* **Exercise objective**
Repeat the listing exactly as given, omitting every image.

====== Dataset extract

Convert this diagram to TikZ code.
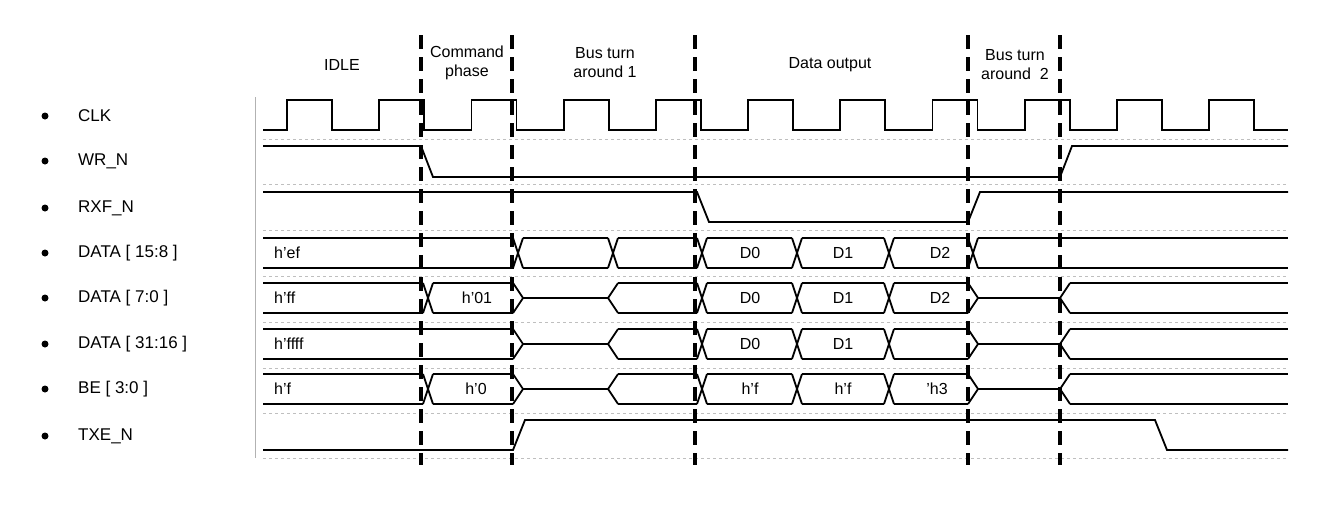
\documentclass[tikz,border=0pt]{standalone}
\usepackage{fontspec}
\setmainfont{Liberation Sans}
\tikzset{
  sig/.style={line width=1.8pt, line join=miter},
  phase/.style={line width=3.2pt, dash pattern=on 14pt off 8pt},
  grid/.style={gray!50, dashed, line width=0.6pt},
  lbl/.style={font=\fontsize{17}{20}\selectfont, anchor=west, inner sep=0pt},
  val/.style={font=\fontsize{16}{19}\selectfont, inner sep=0pt},
  head/.style={font=\fontsize{16}{19}\selectfont, align=center, inner sep=0pt}
}
% bus helpers: top y, 30 high
\newcommand\busX[2]{\draw[sig] (#1,#2) -- ++(10,30) (#1,#2+30) -- ++(10,-30);}
\newcommand\busV[3]{\draw[sig] (#1,#3) -- (#2,#3) (#1,#3+30) -- (#2,#3+30);}
\newcommand\busClose[2]{\draw[sig] (#1,#2) -- ++(10,15) -- ++(-10,15);}
\newcommand\busOpen[2]{\draw[sig] (#1+10,#2) -- ++(-10,15) -- ++(10,15);}
\newcommand\busZ[3]{\draw[sig] (#1,#3+15) -- (#2,#3+15);}
\begin{document}
\begin{tikzpicture}[x=1pt,y=-1pt]
\useasboundingbox (0,0) rectangle (1334,517);

% grid
\foreach \y in {139,184,230,276,322,368,413,458}
  \draw[grid] (263,\y) -- (1288,\y);
\draw[gray!60, line width=1pt] (255,97) -- (255,458);

% signal names
\foreach \n/\t/\y in {clk/CLK/116, wr/WR\_N/161, rxf/RXF\_N/208, dhi/DATA [ 15:8 ]/253,
    dlo/DATA [ 7:0 ]/298, dup/DATA [ 31:16 ]/344, be/BE [ 3:0 ]/389, txe/TXE\_N/436}{
  \fill (45,\y) circle (3.5pt);
  \node[lbl] (n-\n) at (78,\y) {\t};
}

% phase headers
\node[head] (h-idle) at (342,65) {IDLE};
\node[head] (h-cmd) at (467,63) {Command\\phase};
\node[head] (h-bt1) at (605,63) {Bus turn\\around 1};
\node[head] (h-data) at (830,65) {Data output};
\node[head] (h-bt2) at (1015,65) {Bus turn\\around\ \ 2};

% CLK
\draw[sig] (263,130) -- (287,130)
  \foreach \k in {0,...,10}{ -- ({287+92.2*\k},130) -- ({287+92.2*\k},100)
    -- ({332+92.2*\k},100) -- ({332+92.2*\k},130) } -- (1288,130);

% WR_N, RXF_N, TXE_N
\draw[sig] (263,146) -- (421,146) -- (433,177) -- (1060,177) -- (1072,146) -- (1288,146);
\draw[sig] (263,192) -- (697,192) -- (709,222) -- (968,222) -- (980,192) -- (1288,192);
\draw[sig] (263,450) -- (513,450) -- (525,420) -- (1155,420) -- (1167,450) -- (1288,450);

% DATA [15:8]
\busV{263}{513}{238} \busX{513}{238} \busV{523}{608}{238} \busX{608}{238}
\busV{618}{697}{238} \busX{697}{238} \busV{707}{792}{238} \busX{792}{238}
\busV{802}{884}{238} \busX{884}{238} \busV{894}{968}{238} \busX{968}{238}
\busV{978}{1288}{238}
% DATA [7:0]
\busV{263}{423}{283} \busX{423}{283} \busV{433}{513}{283} \busClose{513}{283}
\busZ{523}{608}{283} \busOpen{608}{283} \busV{618}{697}{283} \busX{697}{283}
\busV{707}{792}{283} \busX{792}{283} \busV{802}{884}{283} \busX{884}{283}
\busV{894}{968}{283} \busClose{968}{283} \busZ{978}{1060}{283} \busOpen{1060}{283}
\busV{1070}{1288}{283}
% DATA [31:16]
\busV{263}{513}{329} \busClose{513}{329}
\busZ{523}{608}{329} \busOpen{608}{329} \busV{618}{697}{329} \busX{697}{329}
\busV{707}{792}{329} \busX{792}{329} \busV{802}{884}{329} \busX{884}{329}
\busV{894}{968}{329} \busClose{968}{329} \busZ{978}{1060}{329} \busOpen{1060}{329}
\busV{1070}{1288}{329}
% BE [3:0]
\busV{263}{423}{374} \busX{423}{374} \busV{433}{513}{374} \busClose{513}{374}
\busZ{523}{608}{374} \busOpen{608}{374} \busV{618}{697}{374} \busX{697}{374}
\busV{707}{792}{374} \busX{792}{374} \busV{802}{884}{374} \busX{884}{374}
\busV{894}{968}{374} \busClose{968}{374} \busZ{978}{1060}{374} \busOpen{1060}{374}
\busV{1070}{1288}{374}

% bus values
\node[val, anchor=west] (v-ef) at (274,253) {h'ef};
\node[val, anchor=west] (v-ff) at (274,298) {h'ff};
\node[val, anchor=west] (v-ffff) at (274,344) {h'ffff};
\node[val, anchor=west] (v-f) at (274,389) {h'f};
\node[val] (v-01) at (477,298) {h'01};
\node[val] (v-0) at (476,389) {h'0};
\foreach \r/\y in {dhi/253, dlo/298}{
  \node[val] (\r-d0) at (750,\y) {D0};
  \node[val] (\r-d1) at (843,\y) {D1};
  \node[val] (\r-d2) at (940,\y) {D2};
}
\node[val] (dup-d0) at (750,344) {D0};
\node[val] (dup-d1) at (843,344) {D1};
\node[val] (be-0) at (750,389) {h'f};
\node[val] (be-1) at (843,389) {h'f};
\node[val] (be-2) at (937,389) {'h3};

% phase boundaries
\foreach \x in {421,512,695,968,1060}
  \draw[phase] (\x,35) -- (\x,465);
\end{tikzpicture}
\end{document}
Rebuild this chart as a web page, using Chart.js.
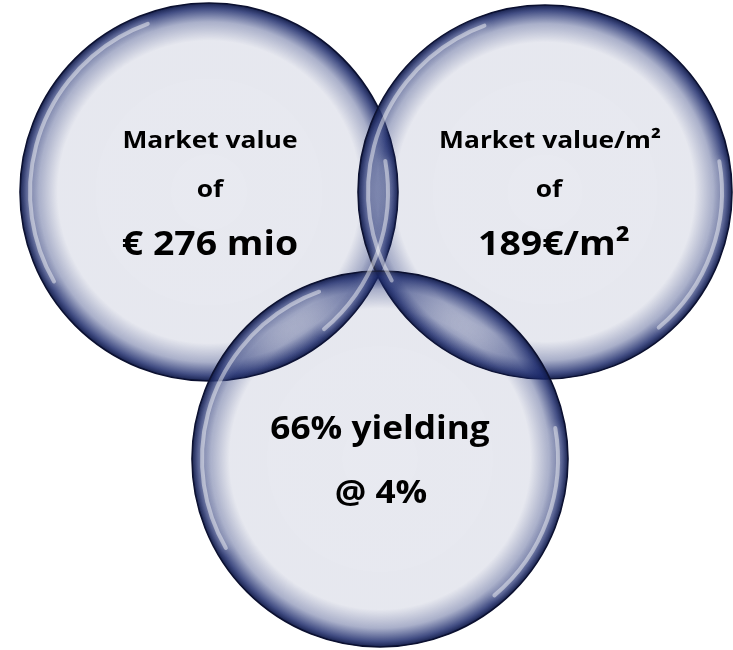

============

* **Output of the exercise**
Convert this diagram to TikZ code.
\documentclass[tikz,border=0pt]{standalone}
\usepackage{fontspec}
\setmainfont{Liberation Sans}
\tikzset{
  sig/.style={line width=1.8pt, line join=miter},
  phase/.style={line width=3.2pt, dash pattern=on 14pt off 8pt},
  grid/.style={gray!50, dashed, line width=0.6pt},
  lbl/.style={font=\fontsize{17}{20}\selectfont, anchor=west, inner sep=0pt},
  val/.style={font=\fontsize{16}{19}\selectfont, inner sep=0pt},
  head/.style={font=\fontsize{16}{19}\selectfont, align=center, inner sep=0pt}
}
% bus helpers: top y, 30 high
\newcommand\busX[2]{\draw[sig] (#1,#2) -- ++(10,30) (#1,#2+30) -- ++(10,-30);}
\newcommand\busV[3]{\draw[sig] (#1,#3) -- (#2,#3) (#1,#3+30) -- (#2,#3+30);}
\newcommand\busClose[2]{\draw[sig] (#1,#2) -- ++(10,15) -- ++(-10,15);}
\newcommand\busOpen[2]{\draw[sig] (#1+10,#2) -- ++(-10,15) -- ++(10,15);}
\newcommand\busZ[3]{\draw[sig] (#1,#3+15) -- (#2,#3+15);}
\begin{document}
\begin{tikzpicture}[x=1pt,y=-1pt]
\useasboundingbox (0,0) rectangle (1334,517);

% grid
\foreach \y in {139,184,230,276,322,368,413,458}
  \draw[grid] (263,\y) -- (1288,\y);
\draw[gray!60, line width=1pt] (255,97) -- (255,458);

% signal names
\foreach \n/\t/\y in {clk/CLK/116, wr/WR\_N/161, rxf/RXF\_N/208, dhi/DATA [ 15:8 ]/253,
    dlo/DATA [ 7:0 ]/298, dup/DATA [ 31:16 ]/344, be/BE [ 3:0 ]/389, txe/TXE\_N/436}{
  \fill (45,\y) circle (3.5pt);
  \node[lbl] (n-\n) at (78,\y) {\t};
}

% phase headers
\node[head] (h-idle) at (342,65) {IDLE};
\node[head] (h-cmd) at (467,63) {Command\\phase};
\node[head] (h-bt1) at (605,63) {Bus turn\\around 1};
\node[head] (h-data) at (830,65) {Data output};
\node[head] (h-bt2) at (1015,65) {Bus turn\\around\ \ 2};

% CLK
\draw[sig] (263,130) -- (287,130)
  \foreach \k in {0,...,10}{ -- ({287+92.2*\k},130) -- ({287+92.2*\k},100)
    -- ({332+92.2*\k},100) -- ({332+92.2*\k},130) } -- (1288,130);

% WR_N, RXF_N, TXE_N
\draw[sig] (263,146) -- (421,146) -- (433,177) -- (1060,177) -- (1072,146) -- (1288,146);
\draw[sig] (263,192) -- (697,192) -- (709,222) -- (968,222) -- (980,192) -- (1288,192);
\draw[sig] (263,450) -- (513,450) -- (525,420) -- (1155,420) -- (1167,450) -- (1288,450);

% DATA [15:8]
\busV{263}{513}{238} \busX{513}{238} \busV{523}{608}{238} \busX{608}{238}
\busV{618}{697}{238} \busX{697}{238} \busV{707}{792}{238} \busX{792}{238}
\busV{802}{884}{238} \busX{884}{238} \busV{894}{968}{238} \busX{968}{238}
\busV{978}{1288}{238}
% DATA [7:0]
\busV{263}{423}{283} \busX{423}{283} \busV{433}{513}{283} \busClose{513}{283}
\busZ{523}{608}{283} \busOpen{608}{283} \busV{618}{697}{283} \busX{697}{283}
\busV{707}{792}{283} \busX{792}{283} \busV{802}{884}{283} \busX{884}{283}
\busV{894}{968}{283} \busClose{968}{283} \busZ{978}{1060}{283} \busOpen{1060}{283}
\busV{1070}{1288}{283}
% DATA [31:16]
\busV{263}{513}{329} \busClose{513}{329}
\busZ{523}{608}{329} \busOpen{608}{329} \busV{618}{697}{329} \busX{697}{329}
\busV{707}{792}{329} \busX{792}{329} \busV{802}{884}{329} \busX{884}{329}
\busV{894}{968}{329} \busClose{968}{329} \busZ{978}{1060}{329} \busOpen{1060}{329}
\busV{1070}{1288}{329}
% BE [3:0]
\busV{263}{423}{374} \busX{423}{374} \busV{433}{513}{374} \busClose{513}{374}
\busZ{523}{608}{374} \busOpen{608}{374} \busV{618}{697}{374} \busX{697}{374}
\busV{707}{792}{374} \busX{792}{374} \busV{802}{884}{374} \busX{884}{374}
\busV{894}{968}{374} \busClose{968}{374} \busZ{978}{1060}{374} \busOpen{1060}{374}
\busV{1070}{1288}{374}

% bus values
\node[val, anchor=west] (v-ef) at (274,253) {h'ef};
\node[val, anchor=west] (v-ff) at (274,298) {h'ff};
\node[val, anchor=west] (v-ffff) at (274,344) {h'ffff};
\node[val, anchor=west] (v-f) at (274,389) {h'f};
\node[val] (v-01) at (477,298) {h'01};
\node[val] (v-0) at (476,389) {h'0};
\foreach \r/\y in {dhi/253, dlo/298}{
  \node[val] (\r-d0) at (750,\y) {D0};
  \node[val] (\r-d1) at (843,\y) {D1};
  \node[val] (\r-d2) at (940,\y) {D2};
}
\node[val] (dup-d0) at (750,344) {D0};
\node[val] (dup-d1) at (843,344) {D1};
\node[val] (be-0) at (750,389) {h'f};
\node[val] (be-1) at (843,389) {h'f};
\node[val] (be-2) at (937,389) {'h3};

% phase boundaries
\foreach \x in {421,512,695,968,1060}
  \draw[phase] (\x,35) -- (\x,465);
\end{tikzpicture}
\end{document}
Rebuild this chart as a web page, using Chart.js.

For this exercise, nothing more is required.